Иногда мы попадали на комедии Макса Линдера. Смех опьянял. Улицы большого города переносили за границу, в детство. Мы возвращались, отвлекшись от себя, от своих печалей, отдохнув хоть на час от размышлений и чувств.
Иногда Марина входила внезапно, спешно, с порога нахмурив брови (боясь, что промедлю с ответом):
– В каком ухе звенит?
И разочарованно: «Не угадала!» Иногда, улыбнувшись: «Верно!» – и, задумчивая, уходила к себе.
И была у Марины поговорка – для случаев, когда кто-нибудь хотел отплатить за что-то, выразить благодарность. Она отвечала, чуть сощурив глаза (привычка близорукости):
– На том свете – угольками…
И как-то, вытянув руки вперед, потирая ладонь о ладонь, пальцы о пальцы, стояла так с минуту, чуть втянув, застенчиво, плечи… Как вижу ее! Куда такое уходит? Повадка, неповторимая, человека, не повторенного в вечности. Иногда стояла, глядя вперед светлыми тоскующими глазами, остановясь мыслью на чем-то, потеряв окружающее, отсутствуя. Опоминалась, остро все на миг видя; вздохнув, уходила к себе.
Однажды, в зимний день, посыльный передал мне нарциссы, мои любимые цветы с Лозанны. Это случилось, когда папа был дома. Может быть, в первый раз папа вдруг осознал, что я расту, уже девушка, – и покосился на меня суровым взглядом из-под нахмуренных бровей и очков.
– Кто это присылает тебе зимой – живые цветы? – спросил он строго.
– Один студент. Он с Кавказа. Мы познакомились на гимназическом балу (словом «студент» я хотела себя защитить, что – взрослый, не мальчик…).
Но папе оно прозвучало иначе.
– Студент! – сказал он. – А думала ли ты, что такое зимой – цветы для кармана студента?

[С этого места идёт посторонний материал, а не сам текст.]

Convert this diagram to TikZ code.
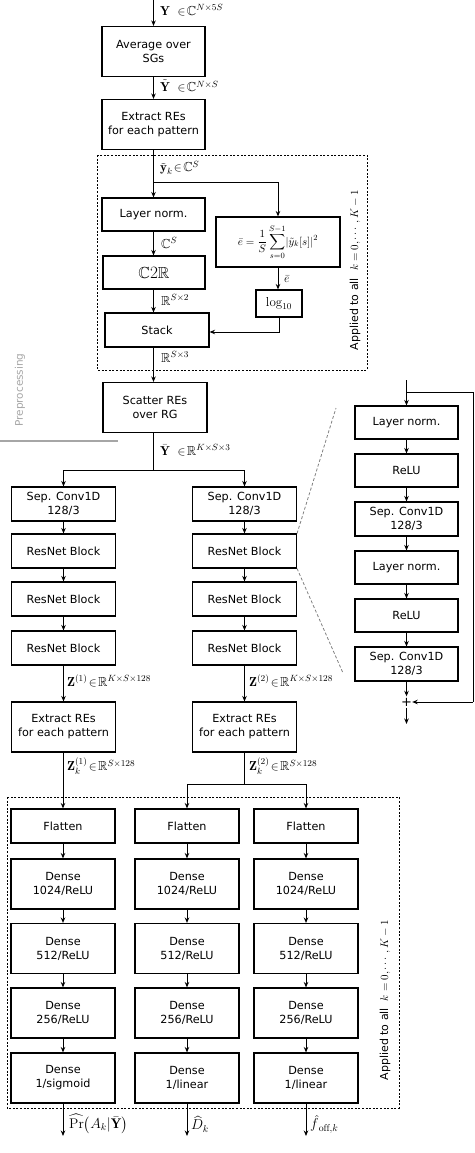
\documentclass[tikz,border=0pt]{standalone}
\usepackage{amsmath,amssymb}
\usepackage{fontspec}
\newfontfamily\vf{DejaVu Sans}
\usetikzlibrary{arrows.meta}
\tikzset{
  blk/.style={draw, line width=1.1pt, inner sep=1pt, align=center,
    font={\vf\fontsize{11.2}{14}\selectfont}, minimum width=104pt, minimum height=34pt},
  tall/.style={minimum height=50pt},
  arr/.style={-{Stealth[length=5.5pt,width=4.5pt]}, line width=1pt},
  ln/.style={line width=1pt},
  lbl/.style={anchor=west, inner sep=0pt, font={\fontsize{13}{15}\selectfont}},
  dbox/.style={dash pattern=on 2pt off 1.6pt, line width=1pt},
  zoomln/.style={gray, dash pattern=on 3pt off 2pt, line width=0.8pt},
  rot/.style={rotate=90, inner sep=0pt, font={\vf\fontsize{11}{13}\selectfont}}
}
\begin{document}
\begin{tikzpicture}[x=1pt,y=-1pt]
\useasboundingbox (0,0) rectangle (474,1153);

% ---------- preprocessing ----------
\coordinate (in) at (153.5,0);
\node[blk,tall,minimum width=103pt] (avg) at (153.5,51.5) {Average over\\SGs};
\node[blk,tall,minimum width=103pt] (ext) at (153.5,124.5) {Extract REs\\for each pattern};
\node[blk,minimum width=103pt,minimum height=33pt] (lnorm) at (153.5,214.5) {Layer norm.};
\node[blk,minimum width=102pt,minimum height=33pt,font={\fontsize{16}{18}\selectfont}] (c2r) at (154,272.5) {$\mathbb{C}2\mathbb{R}$};
\node[blk,minimum width=104pt] (stack) at (157,330) {Stack};
\node[blk,tall,minimum width=124pt,font={\fontsize{11}{13}\selectfont}] (eb) at (278,242)
  {$\displaystyle\bar{e}=\frac{1}{S}\sum_{s=0}^{S-1}\lvert\tilde{y}_k[s]\rvert^2$};
\node[blk,minimum width=46pt,minimum height=27pt,font={\fontsize{13}{15}\selectfont}] (lg) at (279,303.5) {$\log_{10}$};
\node[blk,tall,minimum width=104pt] (sc) at (155,407.5) {Scatter REs\\over RG};

\draw[dbox] (97,155) rectangle (367,370);
\node[rot] (app1) at (355,270) {Applied to all\ \ $k=0,\cdots,K-1$};

\draw[arr] (in) -- (avg.north);
\node[lbl] (l1) at (160,10) {$\mathbf{Y}\ \in\!\mathbb{C}^{N\times 5S}$};
\draw[arr] (avg.south) -- (ext.north);
\node[lbl] (l2) at (160,86) {$\tilde{\mathbf{Y}}\ \in\!\mathbb{C}^{N\times S}$};
\draw[arr] (ext.south) -- (lnorm.north);
\node[lbl] (l3) at (160,168) {$\tilde{\mathbf{y}}_k\!\in\!\mathbb{C}^{S}$};
\coordinate (br1) at (153.5,182);
\draw[arr] (br1) -| (eb.north);
\draw[arr] (lnorm.south) -- (lnorm.south |- c2r.north);
\node[lbl] (l4) at (161,243) {$\mathbb{C}^{S}$};
\draw[arr] (lnorm.south |- c2r.south) -- (lnorm.south |- stack.north);
\node[lbl] (l5) at (161,300) {$\mathbb{R}^{S\times 2}$};
\draw[arr] (eb.south) -- (eb.south |- lg.north);
\node[lbl] (l6) at (284,279) {$\bar{e}$};
\draw[arr] (lg.south) |- ([yshift=-2pt]stack.east);
\draw[arr] (lnorm.south |- stack.south) -- (lnorm.south |- sc.north);
\node[lbl] (l7) at (161,357) {$\mathbb{R}^{S\times 3}$};

% preprocessing marker
\draw[gray!70, line width=1.6pt] (0,441) -- (118,441);
\node[rot, gray!70, font={\vf\fontsize{10.5}{12}\selectfont}] (pre) at (20,390) {Preprocessing};

% ---------- branch into two trunks ----------
\coordinate (br2) at (153.5,470);
\draw[ln] (lnorm.south |- sc.south) -- (br2);
\node[lbl] (l8) at (160,450) {$\bar{\mathbf{Y}}\ \in\!\mathbb{R}^{K\times S\times 3}$};

\foreach \c/\x in {L/63.5, M/244.5}{
  \node[blk] (sep\c) at (\x,504) {Sep. Conv1D\\128/3};
  \node[blk] (ra\c) at (\x,551) {ResNet Block};
  \node[blk] (rb\c) at (\x,599) {ResNet Block};
  \node[blk] (rc\c) at (\x,648) {ResNet Block};
  \node[blk,tall] (ex\c) at (\x,727) {Extract REs\\for each pattern};
  \draw[arr] (sep\c.south) -- (ra\c.north);
  \draw[arr] (ra\c.south) -- (rb\c.north);
  \draw[arr] (rb\c.south) -- (rc\c.north);
  \draw[arr] (rc\c.south) -- (ex\c.north);
}
\draw[arr] (br2) -| (sepL.north);
\draw[arr] (br2) -| (sepM.north);
\node[lbl] (l9) at (67,681) {$\mathbf{Z}^{(1)}\!\in\!\mathbb{R}^{K\times S\times 128}$};
\node[lbl] (l10) at (249,681) {$\mathbf{Z}^{(2)}\!\in\!\mathbb{R}^{K\times S\times 128}$};
\node[lbl] (l11) at (67,766) {$\mathbf{Z}_k^{(1)}\!\in\!\mathbb{R}^{S\times 128}$};
\node[lbl] (l12) at (249,766) {$\mathbf{Z}_k^{(2)}\!\in\!\mathbb{R}^{S\times 128}$};

% ---------- ResNet block detail ----------
\node[blk,minimum width=103pt,minimum height=33pt] (d1) at (406.5,422.5) {Layer norm.};
\node[blk,minimum width=103pt,minimum height=33pt] (d2) at (406.5,470.5) {ReLU};
\node[blk,minimum width=103pt] (d3) at (406.5,519) {Sep. Conv1D\\128/3};
\node[blk,minimum width=103pt,minimum height=33pt] (d4) at (406.5,567.5) {Layer norm.};
\node[blk,minimum width=103pt,minimum height=33pt] (d5) at (406.5,615.5) {ReLU};
\node[blk,minimum width=103pt] (d6) at (406.5,664) {Sep. Conv1D\\128/3};
\node[inner sep=0pt, minimum size=11pt, font={\vf\fontsize{13}{13}\selectfont}] (plus) at (406.5,702) {+};
\coordinate (din) at (406.5,380);
\coordinate (dfb) at (406.5,392);
\coordinate (dcr1) at (473,392);
\coordinate (dcr2) at (473,702);
\coordinate (dout) at (406.5,724);
\draw[arr] (din) -- (d1.north);
\draw[arr] (d1.south) -- (d2.north);
\draw[arr] (d2.south) -- (d3.north);
\draw[arr] (d3.south) -- (d4.north);
\draw[arr] (d4.south) -- (d5.north);
\draw[arr] (d5.south) -- (d6.north);
\draw[arr] (d6.south) -- (plus.north);
\draw[arr] (plus.south) -- (dout);
\draw[ln] (dfb) -- (dcr1) -- (dcr2);
\draw[arr] (dcr2) -- (plus.east);
\coordinate (z1) at (336,408);
\coordinate (z2) at (343,673);
\draw[zoomln] (raM.north east) -- (z1);
\draw[zoomln] (raM.south east) -- (z2);

% ---------- heads ----------
\draw[dbox] (7,797) rectangle (399,1108);
\node[rot] (app2) at (385,1000) {Applied to all\ \ $k=0,\cdots,K-1$};

\foreach \c/\x/\last in {L/63/{Dense\\1/sigmoid}, M/187/{Dense\\1/linear}, R/306/{Dense\\1/linear}}{
  \node[blk] (fl\c) at (\x,826) {Flatten};
  \node[blk,tall] (da\c) at (\x,884) {Dense\\1024/ReLU};
  \node[blk,tall] (db\c) at (\x,948.5) {Dense\\512/ReLU};
  \node[blk,tall] (dc\c) at (\x,1013) {Dense\\256/ReLU};
  \node[blk,tall] (dd\c) at (\x,1078) {\last};
  \draw[arr] (fl\c.south) -- (da\c.north);
  \draw[arr] (da\c.south) -- (db\c.north);
  \draw[arr] (db\c.south) -- (dc\c.north);
  \draw[arr] (dc\c.south) -- (dd\c.north);
}
\draw[arr] (exL.south -| flL.north) -- (flL.north);
\coordinate (br3) at (244.5,784);
\draw[ln] (exM.south) -- (br3);
\draw[arr] (br3) -| (flM.north);
\draw[arr] (br3) -| (flR.north);

\coordinate (oL) at (63,1136);
\coordinate (oM) at (187,1136);
\coordinate (oR) at (306,1136);
\draw[arr] (ddL.south) -- (oL);
\draw[arr] (ddM.south) -- (oM);
\draw[arr] (ddR.south) -- (oR);
\node[lbl,font={\fontsize{14}{16}\selectfont}] (o1) at (69,1124) {$\widehat{\mathrm{Pr}}\bigl(A_k|\bar{\mathbf{Y}}\bigr)$};
\node[lbl,font={\fontsize{14}{16}\selectfont}] (o2) at (191,1124) {$\widehat{D}_k$};
\node[lbl,font={\fontsize{14}{16}\selectfont}] (o3) at (310,1124) {$\hat{f}_{\,\mathrm{off},k}$};
\end{tikzpicture}
\end{document}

Сколького он должен был лишить себя, чтобы тебе купить и прислать этот букет? Вот – подумай. В нашей семье себе не позволяли таких вещей…
– Но, папа, я же не просила его… – сказала я беспомощно и устыженно.
– О таких вещах не просят, а их отстраняют. Мама была очень скромна и в нарядах, и в украшениях. Я – студентом – снимал за городом сапоги, берег их. Мы живем подножным кормом – что заработаем, на то живем. Не позволяй больше таких вещей. Запрети.
И он ушел к себе. Навстречу мне шел Андрей.
– Что, матушка, попало? «Мы живем подножным кормом», наверное, да? – И, смеясь, он унесся вверх по лестнице, и оттуда донеслась мандолина. Слов папы он не слышал. Но папа не раз повторял их, и он шутя о них догадался.
…Пришел Новый год.
В эту весну Марина особенно увлекалась дневниками Казановы. Она читала их во французском издании и, казалось, переселилась в страны его приключений. Ее восхищало пылкое разнообразие его свойств и стремлений, его романтический авантюризм. Она рассказывала мне о нем, заходя ко мне. Затем она принесла мне прочесть «Манон Леско» аббата Прево и очень хвалила эту книгу. Мне Манон Леско не понравилась, показалась пустой и холодной. Но интересом своим к Калиостро Марина меня увлекла, и я зачитывалась в ту зиму французскими романами о нем – «Жозеф Бальзамо» и другими.